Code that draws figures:
• • • • • • •
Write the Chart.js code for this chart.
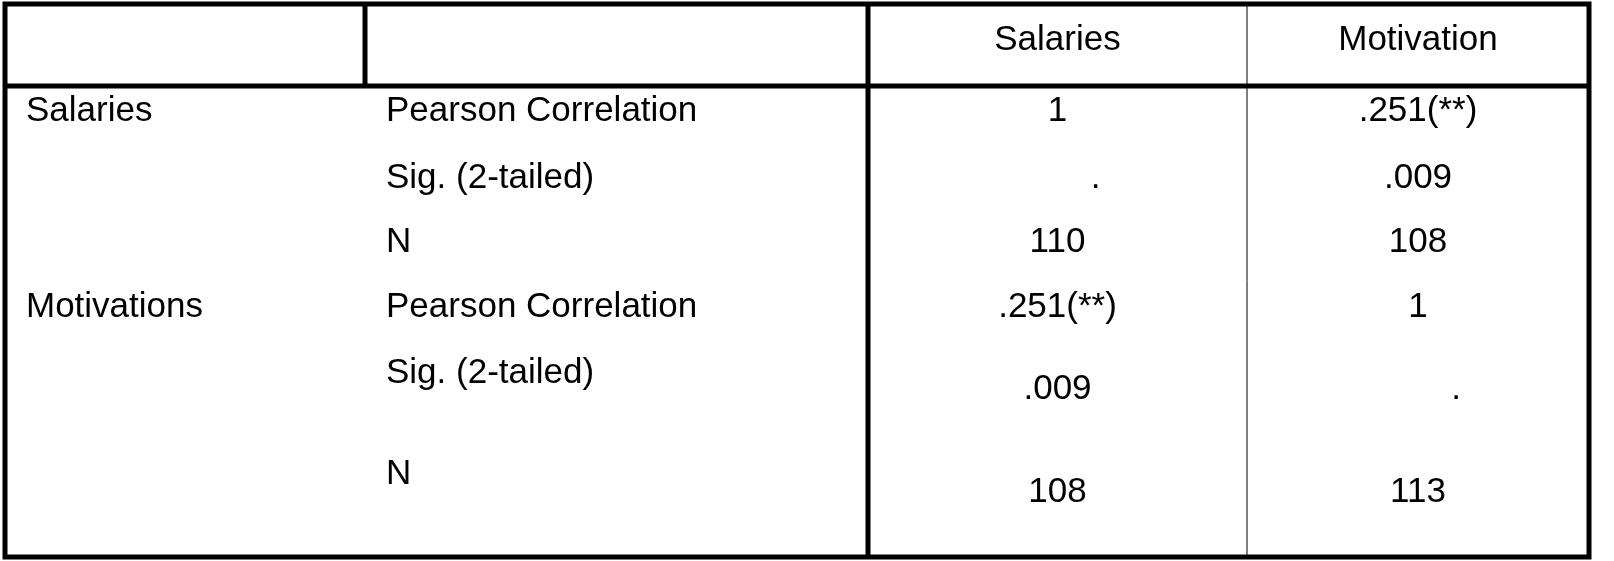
<!DOCTYPE html>
<html>
<head>
<meta charset="utf-8">
<script src="https://cdn.jsdelivr.net/npm/chart.js@4"></script>
<style>
  html, body { margin: 0; padding: 0; background: #fff; }
  #wrap { width: 1614px; height: 561px; }
</style>
</head>
<body>
<div id="wrap"><canvas id="tbl"></canvas></div>
<script>
  // table content
  const columnHeaders = ["Salaries", "Motivation"];
  const rowGroups = ["Salaries", "", "", "Motivations", "", ""];
  const statLabels = ["Pearson Correlation", "Sig. (2-tailed)", "N", "Pearson Correlation", "Sig. (2-tailed)", "N"];
  const salariesCol = ["1", ".", "110", ".251(**)", ".009", "108"];
  const motivationCol = [".251(**)", ".009", "108", "1", ".", "113"];

  // layout (pixel space of the picture)
  const colEdges = [5, 365, 868, 1247, 1589];
  const headerBottom = 86;
  const tableTop = 4, tableBottom = 557;
  const labelY = [111, 178, 242, 307, 373, 474];
  const valueY = [111, 178, 242, 307, 389, 492];

  const tablePlugin = {
    id: "tablePlugin",
    afterDraw(chart) {
      const { ctx, scales: { x, y } } = chart;
      const px = v => x.getPixelForValue(v);
      const py = v => y.getPixelForValue(v);
      ctx.save();
      ctx.strokeStyle = "#000";
      ctx.fillStyle = "#000";

      function line(x1, y1, x2, y2, w) {
        ctx.lineWidth = w;
        ctx.beginPath();
        ctx.moveTo(px(x1), py(y1));
        ctx.lineTo(px(x2), py(y2));
        ctx.stroke();
      }
      // outer frame
      ctx.lineWidth = 5;
      ctx.strokeRect(px(colEdges[0]), py(tableTop), px(colEdges[4]) - px(colEdges[0]), py(tableBottom) - py(tableTop));
      line(colEdges[0], headerBottom, colEdges[4], headerBottom, 5);
      line(colEdges[1], tableTop, colEdges[1], headerBottom, 5);
      line(colEdges[2], tableTop, colEdges[2], tableBottom, 5);
      line(colEdges[3], tableTop, colEdges[3], tableBottom, 1);

      ctx.font = "35px 'Liberation Sans', Arial, sans-serif";
      ctx.textBaseline = "middle";

      ctx.textAlign = "center";
      columnHeaders.forEach((h, i) => {
        ctx.fillText(h, px((colEdges[i + 2] + colEdges[i + 3]) / 2), py(40));
      });

      ctx.textAlign = "left";
      rowGroups.forEach((g, i) => { if (g) ctx.fillText(g, px(colEdges[0] + 21), py(labelY[i])); });
      statLabels.forEach((s, i) => ctx.fillText(s, px(colEdges[1] + 21), py(labelY[i])));

      ctx.textAlign = "center";
      [salariesCol, motivationCol].forEach((col, c) => {
        const cx = (colEdges[c + 2] + colEdges[c + 3]) / 2;
        col.forEach((v, r) => {
          const shift = v === "." ? 38 : 0;   // SPSS puts the lone dot at the decimal position
          ctx.fillText(v, px(cx + shift), py(valueY[r]));
        });
      });
      ctx.restore();
    }
  };

  new Chart(document.getElementById("tbl"), {
    type: "scatter",
    data: { datasets: [{ data: [], pointRadius: 0 }] },
    options: {
      responsive: true,
      maintainAspectRatio: false,
      animation: false,
      layout: { padding: 0 },
      plugins: { legend: { display: false }, tooltip: { enabled: false } },
      scales: {
        x: { type: "linear", min: 0, max: 1614, display: false },
        y: { type: "linear", min: 0, max: 561, reverse: true, display: false }
      }
    },
    plugins: [tablePlugin]
  });
</script>
</body>
</html>
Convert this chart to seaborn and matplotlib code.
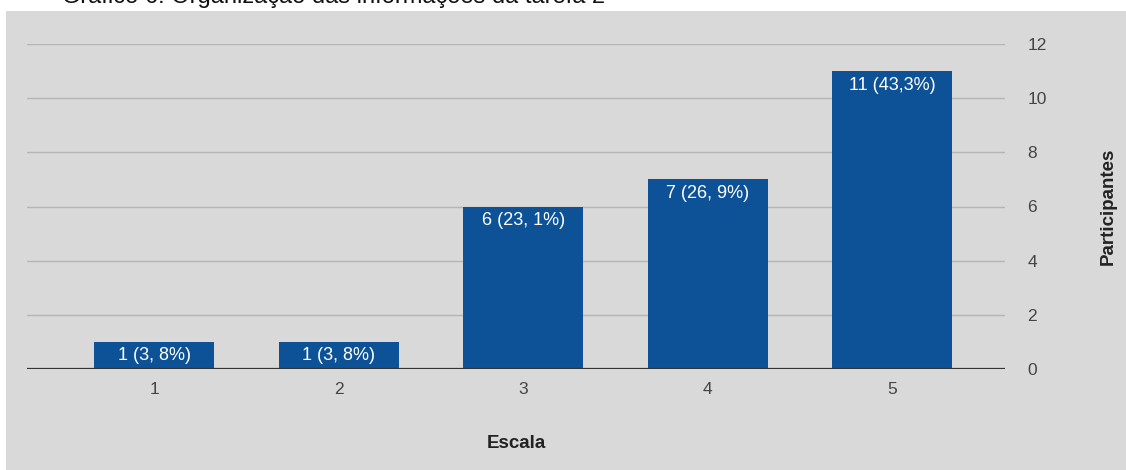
• • • • • • •
Print all entries exactly. The images do not belong in the copy.

Write the Chart.js code for this chart.
<!DOCTYPE html>
<html>
<head>
<meta charset="utf-8">
<script src="https://cdn.jsdelivr.net/npm/chart.js@4"></script>
<style>
  html, body { margin: 0; padding: 0; background: #fff; }
  #wrap { width: 1614px; height: 561px; }
</style>
</head>
<body>
<div id="wrap"><canvas id="tbl"></canvas></div>
<script>
  // table content
  const columnHeaders = ["Salaries", "Motivation"];
  const rowGroups = ["Salaries", "", "", "Motivations", "", ""];
  const statLabels = ["Pearson Correlation", "Sig. (2-tailed)", "N", "Pearson Correlation", "Sig. (2-tailed)", "N"];
  const salariesCol = ["1", ".", "110", ".251(**)", ".009", "108"];
  const motivationCol = [".251(**)", ".009", "108", "1", ".", "113"];

  // layout (pixel space of the picture)
  const colEdges = [5, 365, 868, 1247, 1589];
  const headerBottom = 86;
  const tableTop = 4, tableBottom = 557;
  const labelY = [111, 178, 242, 307, 373, 474];
  const valueY = [111, 178, 242, 307, 389, 492];

  const tablePlugin = {
    id: "tablePlugin",
    afterDraw(chart) {
      const { ctx, scales: { x, y } } = chart;
      const px = v => x.getPixelForValue(v);
      const py = v => y.getPixelForValue(v);
      ctx.save();
      ctx.strokeStyle = "#000";
      ctx.fillStyle = "#000";

      function line(x1, y1, x2, y2, w) {
        ctx.lineWidth = w;
        ctx.beginPath();
        ctx.moveTo(px(x1), py(y1));
        ctx.lineTo(px(x2), py(y2));
        ctx.stroke();
      }
      // outer frame
      ctx.lineWidth = 5;
      ctx.strokeRect(px(colEdges[0]), py(tableTop), px(colEdges[4]) - px(colEdges[0]), py(tableBottom) - py(tableTop));
      line(colEdges[0], headerBottom, colEdges[4], headerBottom, 5);
      line(colEdges[1], tableTop, colEdges[1], headerBottom, 5);
      line(colEdges[2], tableTop, colEdges[2], tableBottom, 5);
      line(colEdges[3], tableTop, colEdges[3], tableBottom, 1);

      ctx.font = "35px 'Liberation Sans', Arial, sans-serif";
      ctx.textBaseline = "middle";

      ctx.textAlign = "center";
      columnHeaders.forEach((h, i) => {
        ctx.fillText(h, px((colEdges[i + 2] + colEdges[i + 3]) / 2), py(40));
      });

      ctx.textAlign = "left";
      rowGroups.forEach((g, i) => { if (g) ctx.fillText(g, px(colEdges[0] + 21), py(labelY[i])); });
      statLabels.forEach((s, i) => ctx.fillText(s, px(colEdges[1] + 21), py(labelY[i])));

      ctx.textAlign = "center";
      [salariesCol, motivationCol].forEach((col, c) => {
        const cx = (colEdges[c + 2] + colEdges[c + 3]) / 2;
        col.forEach((v, r) => {
          const shift = v === "." ? 38 : 0;   // SPSS puts the lone dot at the decimal position
          ctx.fillText(v, px(cx + shift), py(valueY[r]));
        });
      });
      ctx.restore();
    }
  };

  new Chart(document.getElementById("tbl"), {
    type: "scatter",
    data: { datasets: [{ data: [], pointRadius: 0 }] },
    options: {
      responsive: true,
      maintainAspectRatio: false,
      animation: false,
      layout: { padding: 0 },
      plugins: { legend: { display: false }, tooltip: { enabled: false } },
      scales: {
        x: { type: "linear", min: 0, max: 1614, display: false },
        y: { type: "linear", min: 0, max: 561, reverse: true, display: false }
      }
    },
    plugins: [tablePlugin]
  });
</script>
</body>
</html>
Convert this chart to seaborn and matplotlib code.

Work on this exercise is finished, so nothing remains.